> [Problem to work on]: Extract only the lines running from the top of the entries to the line that holds "(0,0) rectangle (1323,869);". Include that line and omit the pictures.

(Part of a data file)
((

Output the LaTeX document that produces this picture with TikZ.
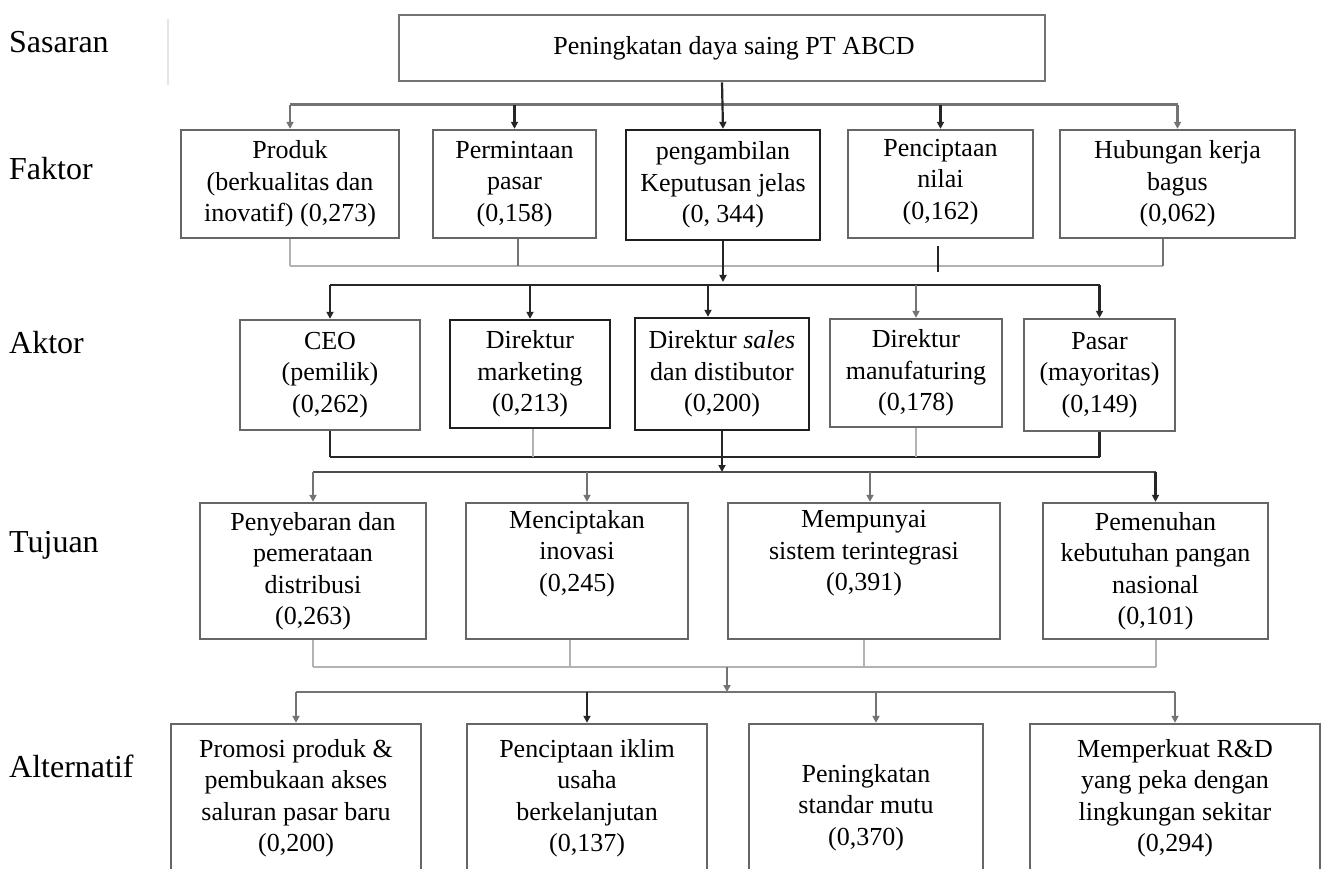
\documentclass[tikz,border=0pt]{standalone}
\usepackage{fontspec}
\setmainfont{Liberation Serif}
\usetikzlibrary{arrows.meta,calc}
\newcommand\bxfont{\fontsize{26}{31.5}\selectfont}
\newcommand\lbfont{\fontsize{32}{36}\selectfont}
\begin{document}
\begin{tikzpicture}[x=1pt,y=-1pt,
  box/.style={draw=black!60,line width=2.4pt,align=center,inner sep=0pt,font=\bxfont},
  dbox/.style={box,draw=black!88},
  txt/.style={align=center,inner sep=0pt,font=\bxfont},
  lbl/.style={anchor=base west,inner sep=0pt,font=\lbfont},
  tip/.style={-{Triangle[length=7pt,width=7pt]}},
  dk/.style={draw=black!85,line width=2.2pt},
  md/.style={draw=black!55,line width=2.4pt},
  lt/.style={draw=black!30,line width=2pt}
]
\useasboundingbox (0,0) rectangle (1323,869);

% row labels
\node[lbl] (lS) at (9,53) {Sasaran};
\node[lbl] (lF) at (9,180) {Faktor};
\node[lbl] (lA) at (9,353) {Aktor};
\node[lbl] (lT) at (9,552) {Tujuan};
\node[lbl] (lX) at (9,777) {Alternatif};
\draw[draw=black!10,line width=1.5pt] (168,19) -- (168,85);

% goal
\node[box,draw=black!55,line width=2.8pt,minimum width=646,minimum height=66] (s) at (722,48) {\hspace*{24pt}Peningkatan daya saing PT ABCD};

% factors
\node[box,minimum width=218,minimum height=108] (f1) at (290,184) {Produk\\(berkualitas dan\\inovatif) (0,273)};
\node[box,minimum width=163,minimum height=108] (f2) at (514.5,184) {Permintaan\\pasar\\(0,158)};
\node[dbox,minimum width=194,minimum height=110] (f3) at (723,185) {pengambilan\\Keputusan jelas\\(0, 344)};
\node[box,minimum width=185,minimum height=108] (f4) at (940.5,184) {Penciptaan\\nilai\\(0,162)\\[-22pt]\mbox{}};
\node[box,minimum width=235,minimum height=108] (f5) at (1177.5,184) {Hubungan kerja\\bagus\\(0,062)};

% actors
\node[box,minimum width=180,minimum height=110] (a1) at (330,375) {CEO\\(pemilik)\\(0,262)};
\node[dbox,minimum width=160,minimum height=108] (a2) at (530,374) {Direktur\\marketing\\(0,213)};
\node[dbox,minimum width=174,minimum height=112] (a3) at (722,374) {Direktur \textit{sales}\\dan distibutor\\(0,200)};
\node[box,minimum width=172,minimum height=108] (a4) at (916,373) {Direktur\\manufaturing\\(0,178)};
\node[box,minimum width=151,minimum height=112] (a5) at (1099.5,375) {Pasar\\(mayoritas)\\(0,149)};

% objectives
\node[box,minimum width=226,minimum height=136] (t1) at (313,571) {Penyebaran dan\\pemerataan\\distribusi\\(0,263)};
\node[box,minimum width=222,minimum height=136] (t2) at (577,571) {Menciptakan\\inovasi\\(0,245)\\\strut};
\node[box,minimum width=272,minimum height=136] (t3) at (864,571) {Mempunyai\\sistem terintegrasi\\(0,391)\\\strut};
\node[box,minimum width=225,minimum height=136] (t4) at (1155.5,571) {Pemenuhan\\kebutuhan pangan\\nasional\\(0,101)};

% alternatives
\node[box,minimum width=250,minimum height=148] (x1) at (296,798) {Promosi produk \&\\pembukaan akses\\saluran pasar baru\\(0,200)};
\node[box,minimum width=240,minimum height=148] (x2) at (587,798) {Penciptaan iklim\\usaha\\berkelanjutan\\(0,137)};
\node[box,minimum width=234,minimum height=148] (x3) at (866,798) {};
\node[txt] (x3t) at ([yshift=-9.5pt]x3.center) {Peningkatan\\standar mutu\\(0,370)};
\node[box,minimum width=290,minimum height=148] (x4) at (1175,798) {Memperkuat R\&D\\yang peka dengan\\lingkungan sekitar\\(0,294)};

% bus levels
\coordinate (b1) at (0,105);
\coordinate (b2) at (0,266);
\coordinate (b3) at (0,285);
\coordinate (b4) at (0,457);
\coordinate (b5) at (0,472);
\coordinate (b6) at (0,667);
\coordinate (b7) at (0,692);

% goal -> factors
\draw[md,line width=3pt] (f1.north|-b1) -- (f5.north|-b1);
\draw[dk,tip] (s.south) -- (f3.north);
\draw[md,tip] (f1.north|-b1) -- (f1.north);
\draw[dk,tip] (f2.north|-b1) -- (f2.north);
\draw[dk,tip] (f4.north|-b1) -- (f4.north);
\draw[md,tip] (f5.north|-b1) -- (f5.north);

% factors -> actors
\draw[lt] (f1.south|-b2) -- ([xshift=-14.5pt]f5.south|-b2);
\draw[lt] (f1.south) -- (f1.south|-b2);
\draw[md,line width=2pt] ([xshift=3pt]f2.south) -- ([xshift=3pt]f2.south|-b2);
\draw[md,line width=2pt] ([xshift=-14.5pt]f5.south) -- ([xshift=-14.5pt]f5.south|-b2);
\coordinate (f4a) at ([xshift=-2.5pt,yshift=-7pt]f4.south);
\coordinate (f4b) at ([xshift=-2.5pt]f4.south|-b2);
\draw[dk] (f4a) -- ([yshift=-6pt]f4b);
\draw[dk,tip] (f3.south) -- ([yshift=3pt]f3.south|-b3);

\draw[dk] (a1.north|-b3) -- (a5.north|-b3);
\draw[dk,tip] (a1.north|-b3) -- (a1.north);
\draw[dk,tip] (a2.north|-b3) -- (a2.north);
\draw[dk,tip] ([xshift=-14pt]a3.north|-b3) -- ([xshift=-14pt]a3.north);
\draw[md,line width=2pt,tip] (a4.north|-b3) -- (a4.north);
\draw[dk,tip] (a5.north|-b3) -- (a5.north);

% actors -> objectives
\draw[dk] (a1.south|-b4) -- (a5.south|-b4);
\draw[dk] (a1.south) -- (a1.south|-b4);
\draw[lt] ([xshift=3pt]a2.south) -- ([xshift=3pt]a2.south|-b4);
\draw[lt] (a4.south) -- (a4.south|-b4);
\draw[dk] (a5.south) -- (a5.south|-b4);
\draw[dk,tip] (a3.south) -- (a3.south|-b5);

\draw[draw=black!70,line width=2.2pt] (t1.north|-b5) -- (t4.north|-b5);
\draw[md,line width=2pt,tip] (t1.north|-b5) -- (t1.north);
\draw[md,line width=2pt,tip] ([xshift=10pt]t2.north|-b5) -- ([xshift=10pt]t2.north);
\draw[md,line width=2pt,tip] ([xshift=6pt]t3.north|-b5) -- ([xshift=6pt]t3.north);
\draw[dk,tip] (t4.north|-b5) -- (t4.north);

% objectives -> alternatives
\draw[lt] (t1.south|-b6) -- (t4.south|-b6);
\draw[lt] (t1.south) -- (t1.south|-b6);
\draw[lt] ([xshift=-7pt]t2.south) -- ([xshift=-7pt]t2.south|-b6);
\draw[lt] (t3.south) -- (t3.south|-b6);
\draw[lt] (t4.south) -- (t4.south|-b6);
\coordinate (d1) at (727,667);
\coordinate (d2) at (727,692);
\draw[md,line width=2pt,tip] (d1) -- (d2);

\draw[md,line width=2.2pt] (x1.north|-b7) -- (x4.north|-b7);
\draw[md,line width=2pt,tip] (x1.north|-b7) -- (x1.north);
\draw[dk,tip] (x2.north|-b7) -- (x2.north);
\draw[md,line width=2pt,tip] ([xshift=10pt]x3.north|-b7) -- ([xshift=10pt]x3.north);
\draw[md,line width=2pt,tip] (x4.north|-b7) -- (x4.north);
\end{tikzpicture}
\end{document}
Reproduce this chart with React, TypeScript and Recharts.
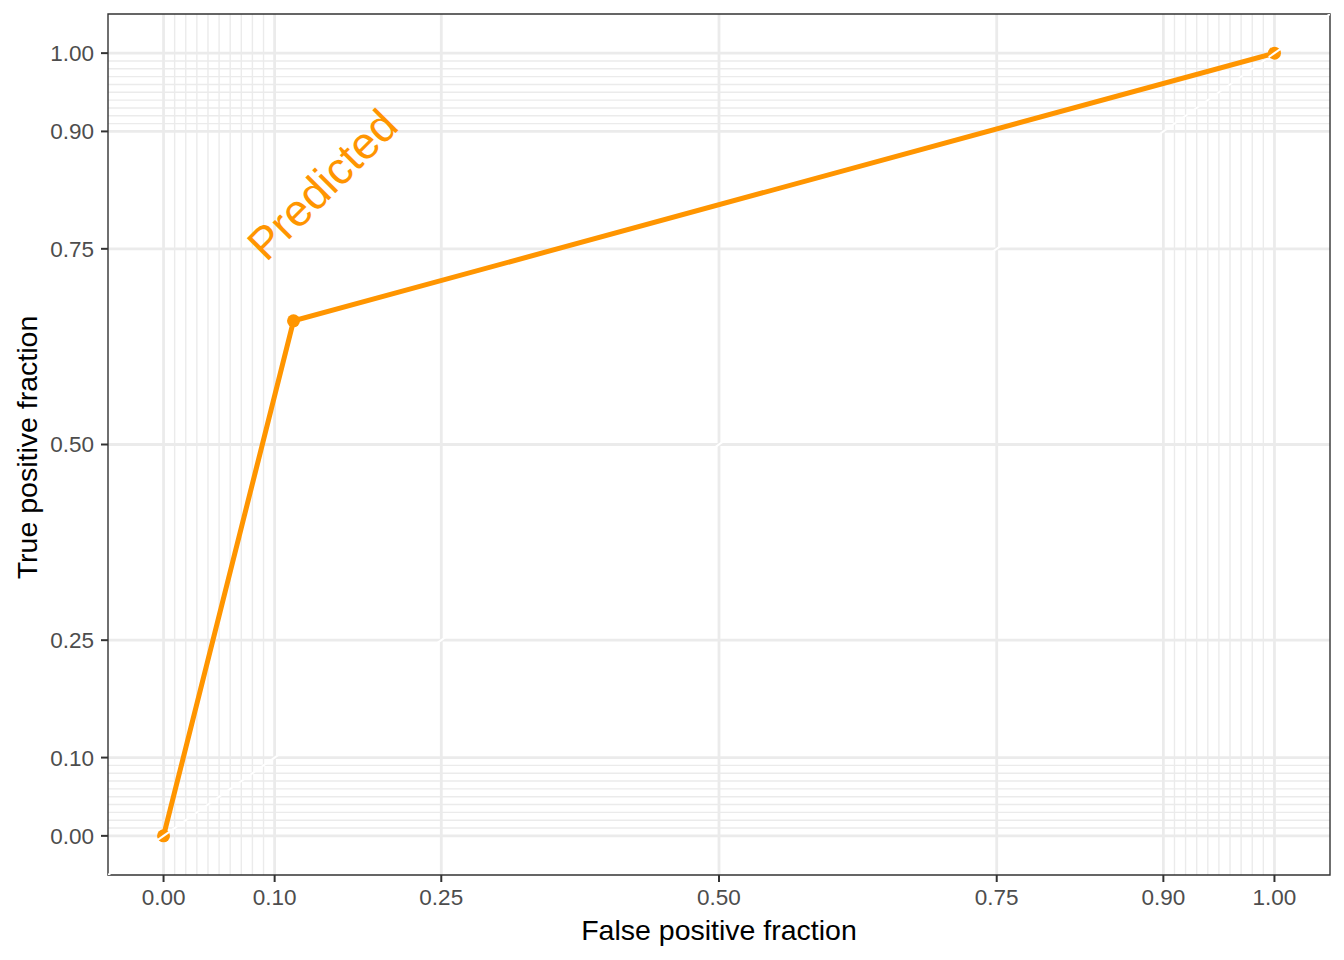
import { ComposedChart, Line, XAxis, YAxis, CartesianGrid, ReferenceArea, ReferenceDot, Label } from 'recharts'

// ROC points
const FPF = [0, 0.117, 1]
const TPF = [0, 0.658, 1]
const rocPoints = FPF.map((x, i) => ({ x, y: TPF[i] }))

// chance line across the whole panel
const DIAG_X = [-0.05, 1.05]
const diagPoints = DIAG_X.map((x) => ({ x, y: x }))

const MAJOR_TICKS = [0, 0.1, 0.25, 0.5, 0.75, 0.9, 1]
const MINOR_TICKS = [0.01, 0.02, 0.03, 0.04, 0.05, 0.06, 0.07, 0.08, 0.09, 0.91, 0.92, 0.93, 0.94, 0.95, 0.96, 0.97, 0.98, 0.99]
const DOMAIN: [number, number] = [-0.05, 1.05]

const LABEL_TEXT = 'Predicted'
const LABEL_AT = { x: 0.143, y: 0.832 }

const ORANGE = '#FF9500'
const GRID = '#EBEBEB'
const FONT = "'Liberation Sans', Arial, Helvetica, sans-serif"

const W = 1344
const H = 960
const MARGIN = { top: 14, right: 14, bottom: 0, left: 0 }
const Y_AXIS_W = 108
const X_AXIS_H = 85
// slope of the y = x line in screen space
const DIAG_ANGLE = (Math.atan((H - MARGIN.top - X_AXIS_H) / (W - MARGIN.right - Y_AXIS_W)) * 180) / Math.PI

const fmt = (v: number) => v.toFixed(2)

function XTitle({ viewBox }: any) {
    const { x, y, width } = viewBox
    return (
        <text x={x + width / 2} y={y + 65} textAnchor="middle" style={{ fill: '#000', fontSize: 28.5, fontFamily: FONT }}>
            False positive fraction
        </text>
    )
}

function YTitle({ viewBox }: any) {
    const { x, y, height } = viewBox
    const cx = x + 37
    const cy = y + height / 2 + 3
    return (
        <text x={cx} y={cy} textAnchor="middle" transform={`rotate(-90 ${cx} ${cy})`} style={{ fill: '#000', fontSize: 28.5, fontFamily: FONT }}>
            True positive fraction
        </text>
    )
}

function CurveLabel({ viewBox }: any) {
    const cx = viewBox.x + viewBox.width / 2
    const cy = viewBox.y + viewBox.height / 2
    return (
        <text x={cx} y={cy} textAnchor="middle" dominantBaseline="central" transform={`rotate(-45 ${cx} ${cy})`} style={{ fill: ORANGE, fontSize: 45, fontFamily: FONT }}>
            {LABEL_TEXT}
        </text>
    )
}

// dot with the white chance line running over it where it sits on y = x
function RocDot({ cx, cy, payload }: any) {
    if (cx == null || cy == null) return null
    const onDiag = payload && Math.abs(payload.x - payload.y) < 1e-9
    return (
        <g>
            <circle cx={cx} cy={cy} r={6.5} fill={ORANGE} />
            {onDiag && (
                <line x1={cx - 7} y1={cy} x2={cx + 7} y2={cy} stroke="#fff" strokeWidth={2} transform={`rotate(${-DIAG_ANGLE} ${cx} ${cy})`} />
            )}
        </g>
    )
}

const tickStyle = { fill: '#4D4D4D', fontSize: 22.5, fontFamily: FONT }

export default function App() {
    return (
        <div style={{ position: 'absolute', left: 0, top: 0, width: W, height: H, background: '#fff' }}>
            <ComposedChart width={W} height={H} margin={MARGIN}>
                <CartesianGrid horizontalValues={MINOR_TICKS} verticalValues={MINOR_TICKS} stroke={GRID} strokeWidth={1.4} />
                <CartesianGrid horizontalValues={MAJOR_TICKS} verticalValues={MAJOR_TICKS} stroke={GRID} strokeWidth={2.8} />
                <XAxis
                    type="number"
                    dataKey="x"
                    domain={DOMAIN}
                    ticks={MAJOR_TICKS}
                    interval={0}
                    allowDataOverflow
                    tickFormatter={fmt}
                    height={X_AXIS_H}
                    axisLine={false}
                    tickSize={7}
                    tickMargin={7}
                    tickLine={{ stroke: '#333', strokeWidth: 2 }}
                    tick={tickStyle}
                >
                    <Label content={<XTitle />} />
                </XAxis>
                <YAxis
                    type="number"
                    dataKey="y"
                    domain={DOMAIN}
                    ticks={MAJOR_TICKS}
                    interval={0}
                    allowDataOverflow
                    tickFormatter={fmt}
                    width={Y_AXIS_W}
                    axisLine={false}
                    tickSize={7}
                    tickMargin={7}
                    tickLine={{ stroke: '#333', strokeWidth: 2 }}
                    tick={tickStyle}
                >
                    <Label content={<YTitle />} />
                </YAxis>
                <Line data={diagPoints} dataKey="y" stroke="#fff" strokeWidth={2} dot={false} activeDot={false} isAnimationActive={false} />
                <Line
                    data={rocPoints}
                    dataKey="y"
                    stroke={ORANGE}
                    strokeWidth={5}
                    dot={<RocDot />}
                    activeDot={false}
                    isAnimationActive={false}
                />
                <ReferenceDot x={LABEL_AT.x} y={LABEL_AT.y} r={0} fill="none" stroke="none" label={<CurveLabel />} />
                <ReferenceArea x1={DOMAIN[0]} x2={DOMAIN[1]} y1={DOMAIN[0]} y2={DOMAIN[1]} fill="none" stroke="#333" strokeWidth={1.4} fillOpacity={0} />
            </ComposedChart>
        </div>
    )
}
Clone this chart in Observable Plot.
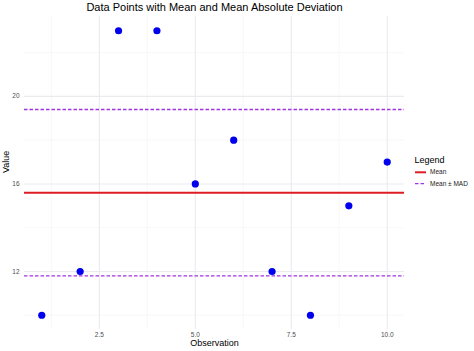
<!DOCTYPE html>
<html>
<head>
<meta charset="utf-8">
<script src="https://cdn.jsdelivr.net/npm/d3@7"></script>
<script src="https://cdn.jsdelivr.net/npm/@observablehq/plot@0.6"></script>
<style>
  html, body { margin: 0; padding: 0; background: #fff; }
  svg { display: block; }
</style>
</head>
<body>
<div id="chart"></div>
<script>
const observations = [1, 2, 3, 4, 5, 6, 7, 8, 9, 10];
const values = [10, 12, 23, 23, 16, 18, 12, 10, 15, 17];
const xTicks = [2.5, 5.0, 7.5, 10.0];
const xTickLabels = ["2.5", "5.0", "7.5", "10.0"];
const xMinor = [1.25, 3.75, 6.25, 8.75];
const yTicks = [12, 16, 20];
const yMinor = [10, 14, 18, 22];
const legendLabels = ["Mean", "Mean \u00b1 MAD"];

const points = observations.map((o, i) => ({x: o, y: values[i]}));
const meanVal = d3.mean(values);
const mad = d3.mean(values, v => Math.abs(v - meanVal));
const lowerBand = [meanVal - mad];
const upperBand = [meanVal + mad];

const font = "Liberation Sans, Arial, sans-serif";
const meanColor = "#dd1c24";
const madColor = "#a233e0";

const plot = Plot.plot({
  width: 474,
  height: 351,
  marginTop: 16,
  marginBottom: 22,
  marginLeft: 24,
  marginRight: 70,
  style: {fontFamily: font, background: "#fff"},
  x: {domain: [0.55, 10.45], axis: null},
  y: {domain: [9.35, 23.65], axis: null},
  marks: [
    Plot.ruleX(xMinor, {stroke: "#f3f3f5", strokeWidth: 0.6}),
    Plot.ruleY(yMinor, {stroke: "#f3f3f5", strokeWidth: 0.6}),
    Plot.ruleX(xTicks, {stroke: "#ebebef", strokeWidth: 1.1}),
    Plot.ruleY(yTicks, {stroke: "#ebebef", strokeWidth: 1.1}),
    Plot.ruleY([meanVal], {stroke: meanColor, strokeWidth: 2}),
    Plot.ruleY(lowerBand, {stroke: madColor, strokeWidth: 1.3, strokeDasharray: "3.5,2"}),
    Plot.ruleY(upperBand, {stroke: madColor, strokeWidth: 1.3, strokeDasharray: "3.5,2"}),
    Plot.dot(points, {x: "x", y: "y", r: 3.6, fill: "#0000ee", stroke: "none"}),
    Plot.text(xTicks, {x: d => d, frameAnchor: "bottom", lineAnchor: "middle", dy: 5.5, text: (d, i) => xTickLabels[i], fill: "#4d4d4d", fontSize: 6.5}),
    Plot.text(yTicks, {y: d => d, frameAnchor: "left", dx: -5, textAnchor: "end", text: d => String(d), fill: "#4d4d4d", fontSize: 6.5}),
    Plot.text(["Data Points with Mean and Mean Absolute Deviation"], {frameAnchor: "top", lineAnchor: "middle", dy: -9, text: d => d, fontSize: 11, fill: "#000"}),
    Plot.text(["Observation"], {frameAnchor: "bottom", lineAnchor: "middle", dy: 13.5, text: d => d, fontSize: 9, fill: "#000"}),
    Plot.text(["Value"], {frameAnchor: "left", dx: -18, rotate: -90, text: d => d, fontSize: 9, fill: "#000"}),
    Plot.text(["Legend"], {frameAnchor: "top-right", lineAnchor: "middle", dx: 10, dy: 143.3, textAnchor: "start", text: d => d, fontSize: 9, fill: "#000"})
  ]
});

document.getElementById("chart").appendChild(plot);

const svg = d3.select(plot);
const legendG = svg.append("g").attr("font-family", font).attr("text-anchor", "start");
const lx = 415, ly0 = 172.3;
legendLabels.forEach((lab, i) => {
  const y = ly0 + i * 11.4;
  legendG.append("line").attr("x1", lx).attr("x2", lx + 11).attr("y1", y).attr("y2", y)
    .attr("stroke", i === 0 ? meanColor : madColor)
    .attr("stroke-width", i === 0 ? 2 : 1.2)
    .attr("stroke-dasharray", i === 0 ? null : "3.5,2");
  legendG.append("text").attr("x", lx + 15).attr("y", y).attr("dy", "0.32em")
    .attr("text-anchor", "start")
    .attr("font-size", 6.5).attr("fill", "#1a1a1a").text(lab);
});
</script>
</body>
</html>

))

> [Correct answer]:
Output the LaTeX document that produces this picture with TikZ.
\documentclass[tikz,border=0pt]{standalone}
\usepackage{fontspec}
\setmainfont{Liberation Serif}
\usetikzlibrary{arrows.meta,calc}
\newcommand\bxfont{\fontsize{26}{31.5}\selectfont}
\newcommand\lbfont{\fontsize{32}{36}\selectfont}
\begin{document}
\begin{tikzpicture}[x=1pt,y=-1pt,
  box/.style={draw=black!60,line width=2.4pt,align=center,inner sep=0pt,font=\bxfont},
  dbox/.style={box,draw=black!88},
  txt/.style={align=center,inner sep=0pt,font=\bxfont},
  lbl/.style={anchor=base west,inner sep=0pt,font=\lbfont},
  tip/.style={-{Triangle[length=7pt,width=7pt]}},
  dk/.style={draw=black!85,line width=2.2pt},
  md/.style={draw=black!55,line width=2.4pt},
  lt/.style={draw=black!30,line width=2pt}
]
\useasboundingbox (0,0) rectangle (1323,869);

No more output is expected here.